The relationship is:
F = m × a (Newton's second law for linear motion)
To connect this to rotational motion:
- If you have a wheel of radius r rolling without slipping, the linear acceleration a = α × r
- The force at the rim F = τ / r
- The mass m is related to rotational inertia I by I = m × r² for a point mass at distance r
So while you can't directly use this calculator for pure linear motion, you can use it for systems that involve rotation (like wheels, pulleys, or gears) that are part of a linear motion system.
What are some common mistakes in torque calculations?
Several common mistakes can lead to inaccurate torque calculations:
- Unit inconsistencies: Mixing different unit systems (e.g., using pounds for mass and meters for distance) can lead to completely wrong results. Always ensure all units are consistent.
- Ignoring friction: Many calculations neglect frictional torque, which can be significant in real-world applications. Our calculator includes a friction coefficient to help account for this.
- Incorrect moment of inertia: Using the wrong formula for moment of inertia or not accounting for all components in a system can lead to substantial errors.
- Confusing torque with power: Torque (Nm) and power (Watts) are related but distinct concepts. Power is the rate at which work is done, while torque is a measure of rotational force.
- Neglecting direction: Torque is a vector quantity with both magnitude and direction. In some applications, the direction of torque is crucial.
- Overlooking gear ratios: In systems with gears, the torque is multiplied by the gear ratio. Forgetting to account for this can lead to underestimating torque requirements.
- Assuming constant acceleration: In many real-world applications, acceleration isn't constant, which can complicate torque calculations.
Always double-check your calculations and consider having a colleague review them, especially for critical applications.
How does temperature affect dynamic torque?
Temperature can affect dynamic torque in several ways, primarily through its impact on material properties and lubrication:
- Friction changes: The coefficient of friction can change with temperature.

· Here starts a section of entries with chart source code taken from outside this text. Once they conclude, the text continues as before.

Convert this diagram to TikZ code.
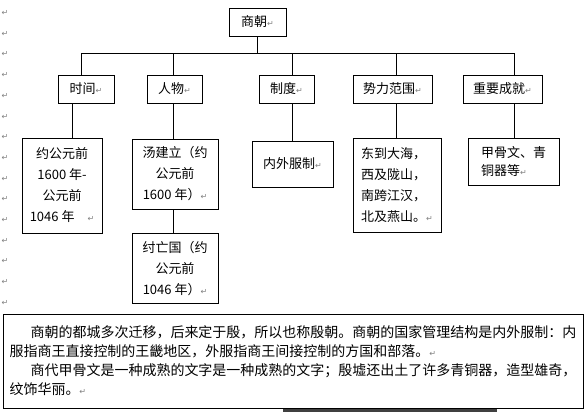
\documentclass[tikz,border=0pt]{standalone}
\usepackage{fontspec}
\setmainfont{Noto Sans CJK SC}
\newfontfamily\symfont{DejaVu Sans}
\usetikzlibrary{positioning}
\newcommand\rmk{{\symfont\fontsize{8}{8}\selectfont\textcolor{gray}{↵}}}

\begin{document}
\begin{tikzpicture}[x=1pt, y=-1pt, line width=0.8pt, font=\fontsize{13}{21}\selectfont,
cat/.style={draw, inner sep=0pt, minimum height=28pt, align=center},
info/.style={draw, inner sep=0pt, align=center},
note/.style={draw, inner sep=0pt, align=left, font=\fontsize{14}{19}\selectfont},
mk/.style={inner sep=0pt, font=\symfont\fontsize{8}{8}\selectfont, text=gray}]
\useasboundingbox (0,0) rectangle (587,412);
\foreach \i in {0,...,14} \node[mk] (m\i) at (5,{13+20.7*\i}) {↵};
\node[cat, minimum width=57pt] (top) at (257.5,22) {商朝\rmk};
\node[cat, minimum width=56pt] (t1) at (86,89) {时间\rmk};
\node[cat, minimum width=55pt] (t2) at (174.5,89) {人物\rmk};
\node[cat, minimum width=55pt] (t3) at (286.5,89) {制度\rmk};
\node[cat, minimum width=79pt] (t4) at (392.5,89) {势力范围\rmk};
\node[cat, minimum width=79pt] (t5) at (502.5,89) {重要成就\rmk};
\node[info, minimum width=80pt, minimum height=95pt] (d1) at (62,185.5) {约公元前\\1600 年-\\公元前\\1046 年\quad\rmk};
\node[info, minimum width=86pt, minimum height=70pt] (d2) at (175,174) {汤建立（约\\公元前\\1600 年）\rmk};
\node[info, minimum width=86pt, minimum height=70pt, below=24pt of d2] (d3) {纣亡国（约\\公元前\\1046 年）\rmk};
\node[info, minimum width=81pt, minimum height=46pt] (d4) at (292.5,164) {内外服制\rmk};
\node[info, align=left, minimum width=88pt, minimum height=94pt] (d5) at (397,185) {东到大海，\\西及陇山，\\南跨江汉，\\北及燕山。\rmk};
\node[info, align=left, minimum width=91pt, minimum height=47pt, font=\fontsize{13}{18}\selectfont] (d6) at (513.5,161.5) {甲骨文、青\\铜器等\rmk};
\node[note, minimum width=580pt, minimum height=94pt] (nt) at (293,361) {\hspace*{21pt}商朝的都城多次迁移，后来定于殷，所以也称殷朝。商朝的国家管理结构是内外服制：内\\服指商王直接控制的王畿地区，外服指商王间接控制的方国和部落。\rmk\\\hspace*{21pt}商代甲骨文是一种成熟的文字是一种成熟的文字；殷墟还出土了许多青铜器，造型雄奇，\\纹饰华丽。\rmk};
\coordinate (bar) at (257.5,53);
\draw (top) -- (bar);
\draw ([xshift=-5pt]t1.north) |- (bar); \draw ([xshift=-1.5pt]t2.north) |- (bar);
\draw ([xshift=5.5pt]t3.north) |- (bar); \draw ([xshift=3.5pt]t4.north) |- (bar);
\draw ([xshift=11.5pt]t5.north) |- (bar);
\draw ([xshift=-14pt]t1.south) -- ([xshift=10pt]d1.north);
\draw ([xshift=-1.5pt]t2.south) -- ([xshift=-2pt]d2.north); \draw ([xshift=-2pt]d2.south) -- ([xshift=-2pt]d3.north);
\draw ([xshift=5.5pt]t3.south) -- ([xshift=-0.5pt]d4.north);
\draw ([xshift=3.5pt]t4.south) -- ([xshift=-1pt]d5.north);
\draw ([xshift=11.5pt]t5.south) -- ([xshift=0.5pt]d6.north);
\fill[black!75] (283,409) rectangle (497,412);
\end{tikzpicture}
\end{document}
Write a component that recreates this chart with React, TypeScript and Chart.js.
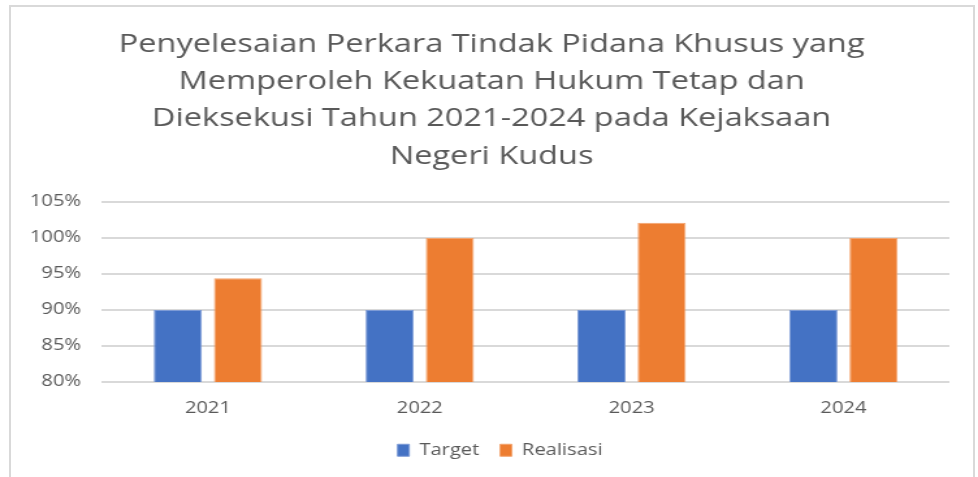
import React, { useEffect, useRef } from "react";
import { Chart, registerables } from "chart.js";

Chart.register(...registerables);

const categories = ["2021", "2022", "2023", "2024"];
const targetValues = [90, 90, 90, 90];
const realisasiValues = [94.4, 100, 102.1, 100];
const seriesNames = ["Target", "Realisasi"];
const titleLines = [
  "Penyelesaian Perkara Tindak Pidana Khusus yang",
  "Memperoleh Kekuatan Hukum Tetap dan",
  "Dieksekusi Tahun 2021-2024 pada Kejaksaan",
  "Negeri Kudus",
];
const yMin = 80;
const yMax = 105;
const yStep = 5;

const STRETCH = 1.3;
const W = 978;
const H = 477;
const CW = Math.round(W / STRETCH);

const boxShift = {
  id: "boxShift",
  afterLayout(chart: any) {
    const l = chart.legend;
    if (l) {
      l.left += 16;
      l.right += 16;
    }
    const t = chart.titleBlock;
    if (t) {
      t.left += 9.5;
      t.right += 9.5;
    }
  },
};

export default function App() {
  const ref = useRef<HTMLCanvasElement | null>(null);
  useEffect(() => {
    if (!ref.current) return;
    const font = "'Open Sans', 'Noto Sans', sans-serif";
    const chart = new Chart(ref.current, {
      type: "bar",
      data: {
        labels: categories,
        datasets: [
          {
            label: seriesNames[0],
            data: targetValues,
            backgroundColor: "#4472C4",
            borderColor: "#7d9bd6",
            borderWidth: 1,
            barPercentage: 0.8,
            categoryPercentage: 0.568,
          },
          {
            label: seriesNames[1],
            data: realisasiValues,
            backgroundColor: "#ED7D31",
            borderColor: "#f3a46f",
            borderWidth: 1,
            barPercentage: 0.8,
            categoryPercentage: 0.568,
          },
        ],
      },
      plugins: [boxShift],
      options: {
        animation: false,
        responsive: false,
        maintainAspectRatio: false,
        devicePixelRatio: 1,
        layout: { padding: { top: 15, left: 7, right: 22, bottom: 9 } },
        plugins: {
          title: {
            display: true,
            text: titleLines,
            color: "#595959",
            font: { family: font, size: 25, weight: "normal", lineHeight: 1.49 },
            padding: { top: 11, bottom: 27 },
          },
          legend: {
            position: "bottom",
            labels: {
              color: "#595959",
              font: { family: font, size: 15.5 },
              boxWidth: 9,
              boxHeight: 12,
              padding: 16,
            },
          },
          tooltip: { enabled: false },
        },
        scales: {
          x: {
            grid: { display: false },
            border: { display: false },
            ticks: { color: "#595959", font: { family: font, size: 15.5 }, padding: 9 },
          },
          y: {
            min: yMin,
            max: yMax,
            ticks: {
              stepSize: yStep,
              color: "#595959",
              font: { family: font, size: 15.5 },
              padding: 16,
              callback: (v: any) => v + "%",
            },
            grid: { color: "#d9d9d9", lineWidth: 2, drawTicks: false },
            border: { display: false },
          },
        },
      },
    });
    return () => chart.destroy();
  }, []);
  return (
    <div style={{ position: "absolute", left: 0, top: 0, width: W, height: H, background: "#fff", overflow: "hidden" }}>
      <div
        style={{
          position: "absolute",
          left: 9,
          top: 5,
          width: 966,
          height: 480,
          border: "2px solid #d9d9d9",
          boxSizing: "border-box",
        }}
      />
      <canvas
        ref={ref}
        width={CW}
        height={H}
        style={{
          position: "absolute",
          left: 0,
          top: 0,
          width: CW,
          height: H,
          transform: `scaleX(${W / CW})`,
          transformOrigin: "0 0",
        }}
      />
    </div>
  );
}
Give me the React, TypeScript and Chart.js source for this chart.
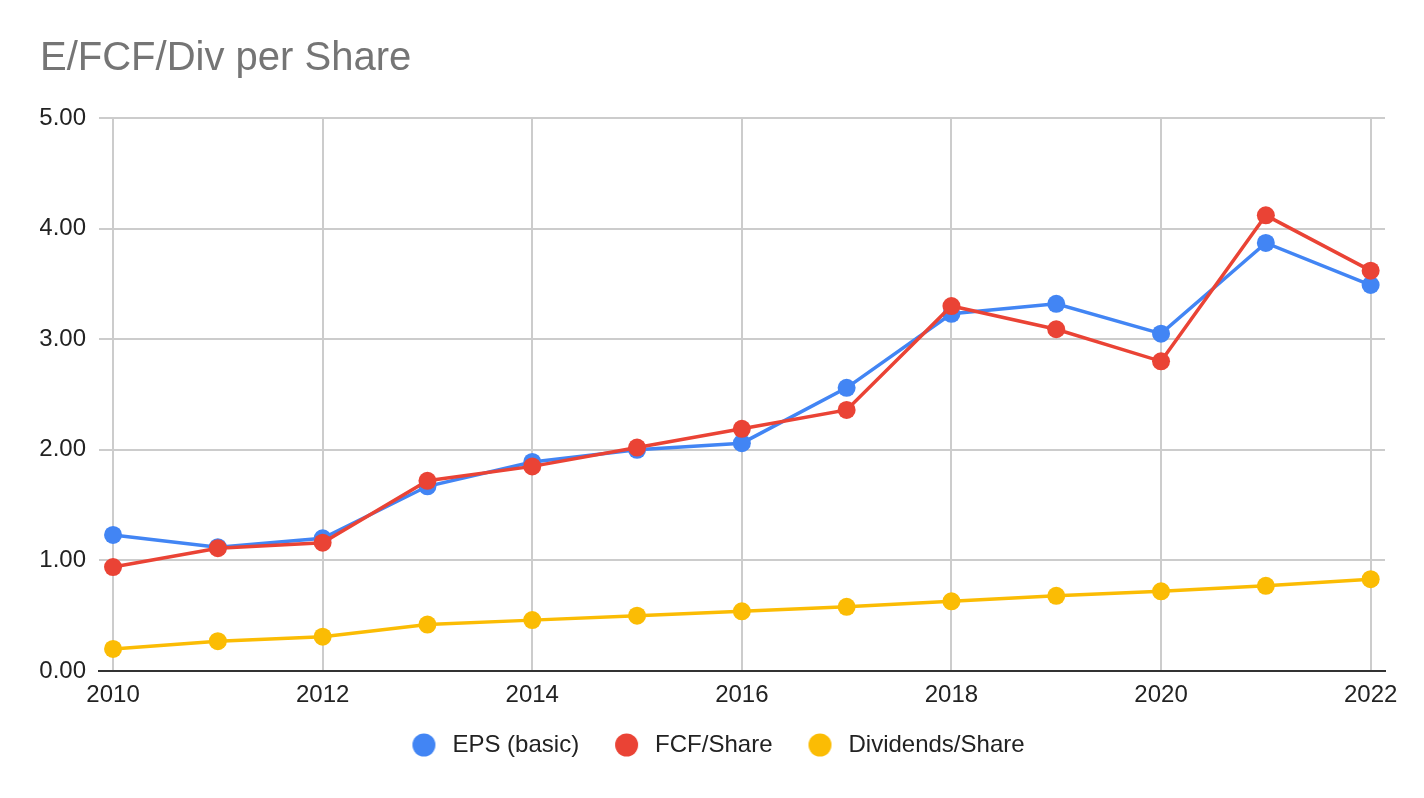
import React, { useEffect, useRef } from "react";
import { Chart, registerables } from "chart.js";

Chart.register(...registerables);

const TITLE = "E/FCF/Div per Share";
const years = [2010, 2011, 2012, 2013, 2014, 2015, 2016, 2017, 2018, 2019, 2020, 2021, 2022];
const epsBasic = [1.23, 1.12, 1.2, 1.67, 1.89, 2.0, 2.06, 2.56, 3.23, 3.32, 3.05, 3.87, 3.49];
const fcfPerShare = [0.94, 1.11, 1.16, 1.72, 1.85, 2.02, 2.19, 2.36, 3.3, 3.09, 2.8, 4.12, 3.62];
const dividendsPerShare = [0.2, 0.27, 0.31, 0.42, 0.46, 0.5, 0.54, 0.58, 0.63, 0.68, 0.72, 0.77, 0.83];
const xTickYears = [2010, 2012, 2014, 2016, 2018, 2020, 2022];
const yTickValues = [0, 1, 2, 3, 4, 5];
const seriesNames = ["EPS (basic)", "FCF/Share", "Dividends/Share"];
const seriesColors = ["#4285F4", "#EA4335", "#FBBC04"];

const FONT = "'Liberation Sans', Arial, sans-serif";
const DOT_W = 40;
const DOT_CX = 23.5;

function legendDot(color: string): HTMLCanvasElement {
  const c = document.createElement("canvas");
  c.width = DOT_W;
  c.height = 24;
  const g = c.getContext("2d")!;
  g.fillStyle = color;
  g.beginPath();
  g.arc(DOT_CX, 12, 11.5, 0, Math.PI * 2);
  g.fill();
  return c;
}

export default function App() {
  const ref = useRef<HTMLCanvasElement | null>(null);

  useEffect(() => {
    if (!ref.current) return;
    const seriesValues = [epsBasic, fcfPerShare, dividendsPerShare];
    const dots = seriesColors.map(legendDot);
    const chart = new Chart(ref.current, {
      type: "line",
      data: {
        datasets: seriesValues.map((vals, i) => ({
          label: seriesNames[i],
          data: years.map((x, j) => ({ x, y: vals[j] })),
          borderColor: seriesColors[i],
          backgroundColor: seriesColors[i],
          borderWidth: 3.5,
          pointRadius: 9,
          pointHoverRadius: 9,
          pointBorderWidth: 0,
          pointBackgroundColor: seriesColors[i],
          tension: 0,
          order: 3 - i,
        })),
      },
      options: {
        animation: false,
        responsive: true,
        maintainAspectRatio: false,
        layout: { padding: { left: 40, right: 39, top: 0, bottom: 31 } },
        plugins: {
          title: {
            display: true,
            text: TITLE,
            align: "start",
            color: "#757575",
            font: { family: FONT, size: 40, weight: "normal" },
            padding: { top: 35, bottom: 35 },
          },
          legend: {
            display: true,
            position: "bottom",
            labels: {
              usePointStyle: true,
              pointStyleWidth: DOT_W,
              padding: 24,
              color: "#222222",
              font: { family: FONT, size: 24 },
              generateLabels: (ch: any) =>
                ch.data.datasets.map((ds: any, i: number) => ({
                  text: ds.label,
                  fillStyle: seriesColors[i],
                  strokeStyle: seriesColors[i],
                  lineWidth: 0,
                  pointStyle: dots[i],
                  hidden: false,
                  datasetIndex: i,
                  fontColor: "#222222",
                })),
            },
          },
          tooltip: { enabled: false },
        },
        scales: {
          x: {
            type: "linear",
            min: 2010 - 0.134,
            max: 2022 + 0.137,
            afterBuildTicks: (axis: any) => {
              axis.ticks = xTickYears.map((v) => ({ value: v }));
            },
            afterFit: (axis: any) => {
              axis.height = 38;
            },
            ticks: {
              autoSkip: false,
              maxRotation: 0,
              padding: 10,
              color: "#222222",
              font: { family: FONT, size: 24 },
              callback: (v: any) => String(v),
            },
            grid: { color: "#cccccc", lineWidth: 2, drawTicks: false },
            border: { display: true, color: "#333333", width: 2 },
          },
          y: {
            type: "linear",
            min: 0,
            max: 5,
            afterBuildTicks: (axis: any) => {
              axis.ticks = yTickValues.map((v) => ({ value: v }));
            },
            afterFit: (axis: any) => {
              axis.width = 59;
            },
            ticks: {
              padding: 13,
              color: "#222222",
              font: { family: FONT, size: 24 },
              callback: (v: any) => Number(v).toFixed(2),
            },
            grid: { color: "#cccccc", lineWidth: 2, drawTicks: false },
            border: { display: false },
          },
        },
      } as any,
    });
    return () => chart.destroy();
  }, []);

  return (
    <div
      style={{
        position: "fixed",
        left: 0,
        top: 0,
        width: 1424,
        height: 798,
        background: "#ffffff",
      }}
    >
      <canvas ref={ref} />
    </div>
  );
}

For example:
- In metal-to-metal contacts, friction often decreases as temperature increases due to the formation of oxide layers.
- In polymer-based systems, friction might increase with temperature as the material softens.
- Lubricants can become less viscous (thinner) at higher temperatures, reducing friction, or break down at very high temperatures, increasing friction.
- Material expansion: Thermal expansion can change the dimensions of components, affecting:
- The effective radius of rotating parts
- Clearances in bearings, which can change friction
- The moment of inertia if mass distribution changes
- Material properties: The modulus of elasticity and other material properties can change with temperature, affecting how components deform under load.
- Magnetic properties: In electric motors, temperature can affect the magnetic properties of materials, changing the motor's torque characteristics.
For precise applications, especially those operating over a wide temperature range, it's important to account for these temperature effects in your torque calculations.
What is the relationship between torque and horsepower?
Torque and horsepower are both measures of an engine or motor's capability, but they describe different aspects of performance:
- Torque is a measure of rotational force (Nm or lb-ft). It tells you how much twisting force is available at a given moment.
- Horsepower is a measure of power (the rate at which work is done). In the US, 1 horsepower = 550 lb-ft per second = 745.7 Watts.
The relationship between torque (τ), rotational speed (ω in rad/s), and power (P) is:
P = τ × ω
To convert between torque and horsepower at a given RPM:
Horsepower = (Torque in lb-ft × RPM) / 5252
Torque in lb-ft = (Horsepower × 5252) / RPM
Key points to remember:
- Torque is available at any RPM, but horsepower depends on both torque and RPM.
- An engine can have high torque at low RPM (good for towing) or high horsepower at high RPM (good for speed).
- Electric motors typically provide high torque at low RPM, which is why they're often used in applications requiring high starting torque.
Our calculator focuses on torque, but understanding the relationship with horsepower can help in selecting motors or engines for specific applications.
How can I reduce dynamic torque requirements in my system?
Reducing dynamic torque requirements can lead to more efficient, smaller, and less expensive systems. Here are several strategies:
- Reduce rotational inertia:
- Use lighter materials
- Concentrate mass closer to the axis of rotation
- Use hollow components instead of solid ones where possible
- Minimize angular acceleration:
- Increase the time allowed for acceleration/deceleration
- Use smoother acceleration profiles (e.g., S-curve instead of linear)
- Reduce friction:
- Use high-quality bearings
- Improve lubrication
- Use materials with lower friction coefficients
- Minimize the number of moving parts
- Optimize system design:
- Use appropriate gear ratios to match torque requirements
- Consider direct drive systems to eliminate gear losses
- Use counterweights to balance rotating masses
- Improve control systems:
- Use regenerative braking to recover energy during deceleration
- Implement predictive control to anticipate load changes
- Use variable frequency drives to match motor speed to load requirements
- Material selection:
- Use materials with better strength-to-weight ratios
- Consider composite materials for rotating components
Often, the most effective approach is a combination of these strategies, tailored to your specific application.